▸ **Directive**: Identify each line in the records below that contains the word "code", and copy it.

▸ **Data shown**:
--- START ---

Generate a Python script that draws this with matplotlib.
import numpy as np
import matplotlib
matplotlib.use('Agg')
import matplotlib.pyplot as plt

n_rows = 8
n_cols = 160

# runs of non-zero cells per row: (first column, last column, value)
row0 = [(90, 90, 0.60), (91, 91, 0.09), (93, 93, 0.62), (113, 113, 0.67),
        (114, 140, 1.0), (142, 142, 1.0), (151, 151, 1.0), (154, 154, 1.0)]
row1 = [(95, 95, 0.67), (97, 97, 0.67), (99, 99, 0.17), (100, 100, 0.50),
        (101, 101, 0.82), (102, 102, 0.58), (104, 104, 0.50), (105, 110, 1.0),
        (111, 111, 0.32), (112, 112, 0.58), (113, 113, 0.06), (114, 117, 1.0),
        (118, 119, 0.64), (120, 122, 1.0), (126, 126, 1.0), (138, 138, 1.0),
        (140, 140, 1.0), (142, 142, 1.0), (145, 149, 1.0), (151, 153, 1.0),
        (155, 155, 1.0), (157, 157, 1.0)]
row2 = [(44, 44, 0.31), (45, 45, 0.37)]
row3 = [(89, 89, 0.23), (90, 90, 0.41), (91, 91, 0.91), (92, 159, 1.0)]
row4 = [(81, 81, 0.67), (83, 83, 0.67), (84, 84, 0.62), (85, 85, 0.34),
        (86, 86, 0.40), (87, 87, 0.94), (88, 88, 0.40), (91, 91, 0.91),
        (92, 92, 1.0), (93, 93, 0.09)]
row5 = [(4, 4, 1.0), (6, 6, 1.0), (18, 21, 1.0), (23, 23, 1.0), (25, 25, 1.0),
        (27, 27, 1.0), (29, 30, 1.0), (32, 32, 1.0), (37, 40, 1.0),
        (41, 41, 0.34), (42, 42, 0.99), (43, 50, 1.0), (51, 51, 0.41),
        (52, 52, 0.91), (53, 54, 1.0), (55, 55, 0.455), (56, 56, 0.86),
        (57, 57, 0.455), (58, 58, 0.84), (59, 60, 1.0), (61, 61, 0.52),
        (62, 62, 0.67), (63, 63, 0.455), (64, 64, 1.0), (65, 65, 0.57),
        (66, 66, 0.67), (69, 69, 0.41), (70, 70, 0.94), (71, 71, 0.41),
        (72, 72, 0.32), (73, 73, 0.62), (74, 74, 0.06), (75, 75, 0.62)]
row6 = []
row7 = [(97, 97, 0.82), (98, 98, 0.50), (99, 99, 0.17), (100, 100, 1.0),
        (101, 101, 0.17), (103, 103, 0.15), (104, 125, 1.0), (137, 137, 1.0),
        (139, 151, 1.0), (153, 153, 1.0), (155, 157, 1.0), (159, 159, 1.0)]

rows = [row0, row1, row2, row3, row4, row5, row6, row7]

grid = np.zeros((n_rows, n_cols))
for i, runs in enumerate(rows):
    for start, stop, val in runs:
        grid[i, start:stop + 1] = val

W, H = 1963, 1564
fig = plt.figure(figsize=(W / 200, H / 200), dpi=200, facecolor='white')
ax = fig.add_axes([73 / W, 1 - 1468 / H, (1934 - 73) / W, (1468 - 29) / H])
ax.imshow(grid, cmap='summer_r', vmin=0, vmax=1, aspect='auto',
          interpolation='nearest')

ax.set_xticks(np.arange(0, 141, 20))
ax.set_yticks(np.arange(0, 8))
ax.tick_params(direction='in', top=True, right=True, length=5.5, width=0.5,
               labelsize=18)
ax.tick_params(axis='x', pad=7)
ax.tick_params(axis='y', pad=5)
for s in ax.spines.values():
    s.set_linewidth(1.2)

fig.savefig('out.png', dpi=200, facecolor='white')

--- END ---
--- START ---

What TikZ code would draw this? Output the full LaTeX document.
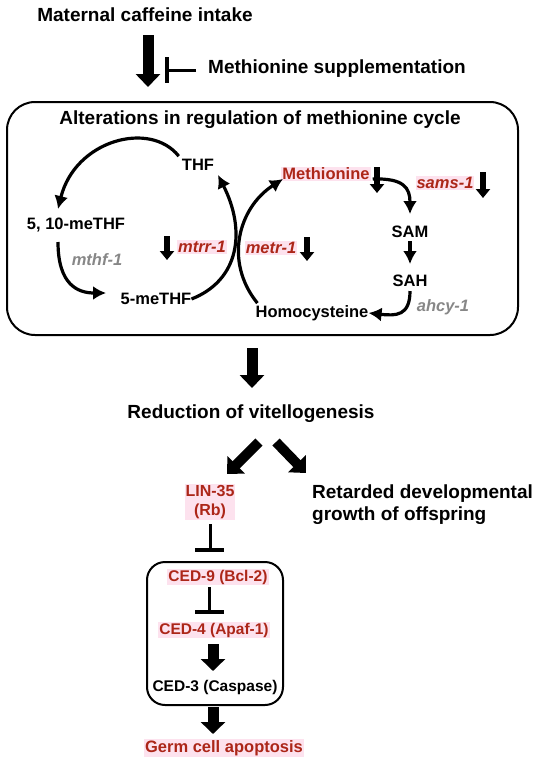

--- END ---
--- START ---

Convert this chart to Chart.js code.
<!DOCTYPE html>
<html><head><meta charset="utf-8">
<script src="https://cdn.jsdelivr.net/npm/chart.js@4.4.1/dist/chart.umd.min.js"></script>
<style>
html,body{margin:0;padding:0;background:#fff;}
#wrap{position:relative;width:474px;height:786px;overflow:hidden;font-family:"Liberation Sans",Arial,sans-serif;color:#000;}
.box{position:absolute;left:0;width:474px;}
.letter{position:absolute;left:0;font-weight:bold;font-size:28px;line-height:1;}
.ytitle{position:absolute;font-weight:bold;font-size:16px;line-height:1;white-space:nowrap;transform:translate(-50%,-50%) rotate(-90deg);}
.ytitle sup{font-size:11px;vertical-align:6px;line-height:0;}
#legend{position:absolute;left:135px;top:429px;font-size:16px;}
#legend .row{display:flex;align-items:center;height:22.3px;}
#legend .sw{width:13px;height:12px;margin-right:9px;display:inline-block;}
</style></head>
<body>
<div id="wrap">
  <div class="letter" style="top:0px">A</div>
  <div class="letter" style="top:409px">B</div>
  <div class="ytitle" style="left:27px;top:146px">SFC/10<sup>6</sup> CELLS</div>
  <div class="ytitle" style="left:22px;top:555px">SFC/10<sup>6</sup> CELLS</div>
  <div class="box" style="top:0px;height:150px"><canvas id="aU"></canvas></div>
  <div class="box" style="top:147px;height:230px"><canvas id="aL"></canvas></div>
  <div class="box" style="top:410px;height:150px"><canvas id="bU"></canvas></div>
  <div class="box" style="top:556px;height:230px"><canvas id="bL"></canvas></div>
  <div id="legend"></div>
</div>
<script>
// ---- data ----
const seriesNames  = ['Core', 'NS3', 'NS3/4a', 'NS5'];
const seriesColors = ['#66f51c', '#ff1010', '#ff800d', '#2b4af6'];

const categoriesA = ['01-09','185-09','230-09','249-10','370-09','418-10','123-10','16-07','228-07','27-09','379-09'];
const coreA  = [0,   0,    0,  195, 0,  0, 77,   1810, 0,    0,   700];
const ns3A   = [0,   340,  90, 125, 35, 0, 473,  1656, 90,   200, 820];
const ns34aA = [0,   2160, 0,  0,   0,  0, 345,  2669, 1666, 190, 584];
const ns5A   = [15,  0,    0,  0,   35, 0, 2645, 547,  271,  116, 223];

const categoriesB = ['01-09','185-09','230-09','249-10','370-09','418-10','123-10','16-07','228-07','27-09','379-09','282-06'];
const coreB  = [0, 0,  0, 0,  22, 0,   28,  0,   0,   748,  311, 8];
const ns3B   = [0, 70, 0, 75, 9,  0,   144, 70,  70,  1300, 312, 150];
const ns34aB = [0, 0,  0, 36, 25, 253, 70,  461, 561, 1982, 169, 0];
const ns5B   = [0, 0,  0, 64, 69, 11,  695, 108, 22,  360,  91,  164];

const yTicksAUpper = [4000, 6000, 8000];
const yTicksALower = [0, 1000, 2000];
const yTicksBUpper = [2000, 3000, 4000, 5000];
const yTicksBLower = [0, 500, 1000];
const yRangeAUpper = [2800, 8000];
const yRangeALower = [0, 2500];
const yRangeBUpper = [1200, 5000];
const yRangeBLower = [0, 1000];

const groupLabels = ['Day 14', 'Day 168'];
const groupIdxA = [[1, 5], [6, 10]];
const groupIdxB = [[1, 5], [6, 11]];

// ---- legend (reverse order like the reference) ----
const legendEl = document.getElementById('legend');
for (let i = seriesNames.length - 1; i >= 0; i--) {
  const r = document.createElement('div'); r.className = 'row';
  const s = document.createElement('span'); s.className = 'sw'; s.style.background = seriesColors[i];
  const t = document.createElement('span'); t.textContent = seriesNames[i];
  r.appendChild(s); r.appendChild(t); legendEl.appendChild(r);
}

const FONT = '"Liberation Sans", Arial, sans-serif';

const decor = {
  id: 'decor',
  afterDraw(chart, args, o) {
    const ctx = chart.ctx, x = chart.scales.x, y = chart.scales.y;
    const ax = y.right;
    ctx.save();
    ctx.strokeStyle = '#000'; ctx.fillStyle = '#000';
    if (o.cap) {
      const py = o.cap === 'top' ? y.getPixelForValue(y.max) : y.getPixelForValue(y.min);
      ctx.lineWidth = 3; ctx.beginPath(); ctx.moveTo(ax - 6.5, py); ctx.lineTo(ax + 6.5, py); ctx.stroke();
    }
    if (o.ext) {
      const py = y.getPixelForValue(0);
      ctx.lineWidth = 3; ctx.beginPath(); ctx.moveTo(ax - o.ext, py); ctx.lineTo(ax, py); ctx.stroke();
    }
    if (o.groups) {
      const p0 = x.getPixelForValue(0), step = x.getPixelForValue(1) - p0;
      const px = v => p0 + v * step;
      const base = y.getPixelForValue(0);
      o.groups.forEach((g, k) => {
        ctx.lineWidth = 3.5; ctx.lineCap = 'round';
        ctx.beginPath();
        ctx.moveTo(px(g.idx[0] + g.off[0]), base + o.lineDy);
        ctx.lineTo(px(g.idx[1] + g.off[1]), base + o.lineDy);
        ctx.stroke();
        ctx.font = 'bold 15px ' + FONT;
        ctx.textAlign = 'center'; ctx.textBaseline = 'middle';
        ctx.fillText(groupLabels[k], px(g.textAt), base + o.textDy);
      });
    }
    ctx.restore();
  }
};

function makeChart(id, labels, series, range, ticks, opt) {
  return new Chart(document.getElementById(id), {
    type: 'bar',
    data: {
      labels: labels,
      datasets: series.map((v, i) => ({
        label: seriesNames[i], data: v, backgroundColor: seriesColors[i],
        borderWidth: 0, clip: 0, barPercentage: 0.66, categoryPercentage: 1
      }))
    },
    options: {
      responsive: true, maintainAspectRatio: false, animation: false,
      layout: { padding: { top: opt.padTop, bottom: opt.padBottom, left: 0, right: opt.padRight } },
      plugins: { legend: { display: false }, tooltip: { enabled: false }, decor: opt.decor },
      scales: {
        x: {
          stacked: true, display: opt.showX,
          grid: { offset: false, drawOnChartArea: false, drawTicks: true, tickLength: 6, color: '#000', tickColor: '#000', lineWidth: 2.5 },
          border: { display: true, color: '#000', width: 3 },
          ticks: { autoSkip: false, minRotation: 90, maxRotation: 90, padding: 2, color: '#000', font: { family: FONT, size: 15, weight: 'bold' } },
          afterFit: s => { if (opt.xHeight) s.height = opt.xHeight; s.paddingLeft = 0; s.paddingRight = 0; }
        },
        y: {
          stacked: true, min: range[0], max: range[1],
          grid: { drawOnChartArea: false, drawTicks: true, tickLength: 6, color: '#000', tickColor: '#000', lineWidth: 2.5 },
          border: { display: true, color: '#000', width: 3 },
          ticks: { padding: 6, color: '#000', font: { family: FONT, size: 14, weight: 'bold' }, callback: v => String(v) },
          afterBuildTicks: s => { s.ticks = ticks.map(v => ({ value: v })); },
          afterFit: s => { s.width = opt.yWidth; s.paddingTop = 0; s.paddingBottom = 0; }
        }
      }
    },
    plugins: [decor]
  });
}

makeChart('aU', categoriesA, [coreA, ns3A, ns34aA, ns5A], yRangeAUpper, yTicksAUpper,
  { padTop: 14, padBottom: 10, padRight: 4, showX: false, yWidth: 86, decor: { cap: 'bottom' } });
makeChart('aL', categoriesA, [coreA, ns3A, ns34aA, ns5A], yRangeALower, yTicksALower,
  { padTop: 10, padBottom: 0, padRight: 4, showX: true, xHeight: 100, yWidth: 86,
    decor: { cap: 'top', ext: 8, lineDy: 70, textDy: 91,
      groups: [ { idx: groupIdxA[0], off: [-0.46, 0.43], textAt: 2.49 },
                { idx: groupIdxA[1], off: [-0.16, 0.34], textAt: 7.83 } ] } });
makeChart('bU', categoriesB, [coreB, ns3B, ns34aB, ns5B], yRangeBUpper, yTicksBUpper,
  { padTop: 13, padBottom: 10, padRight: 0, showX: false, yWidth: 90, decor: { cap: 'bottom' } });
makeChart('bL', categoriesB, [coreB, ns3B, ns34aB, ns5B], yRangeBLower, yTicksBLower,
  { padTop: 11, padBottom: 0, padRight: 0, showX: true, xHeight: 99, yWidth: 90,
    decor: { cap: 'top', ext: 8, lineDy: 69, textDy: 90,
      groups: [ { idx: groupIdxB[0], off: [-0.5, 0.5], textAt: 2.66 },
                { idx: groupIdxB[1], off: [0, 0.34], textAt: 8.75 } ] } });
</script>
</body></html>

--- END ---

▸ **Output for this task**:
What TikZ code would draw this? Output the full LaTeX document.
Convert this chart to Chart.js code.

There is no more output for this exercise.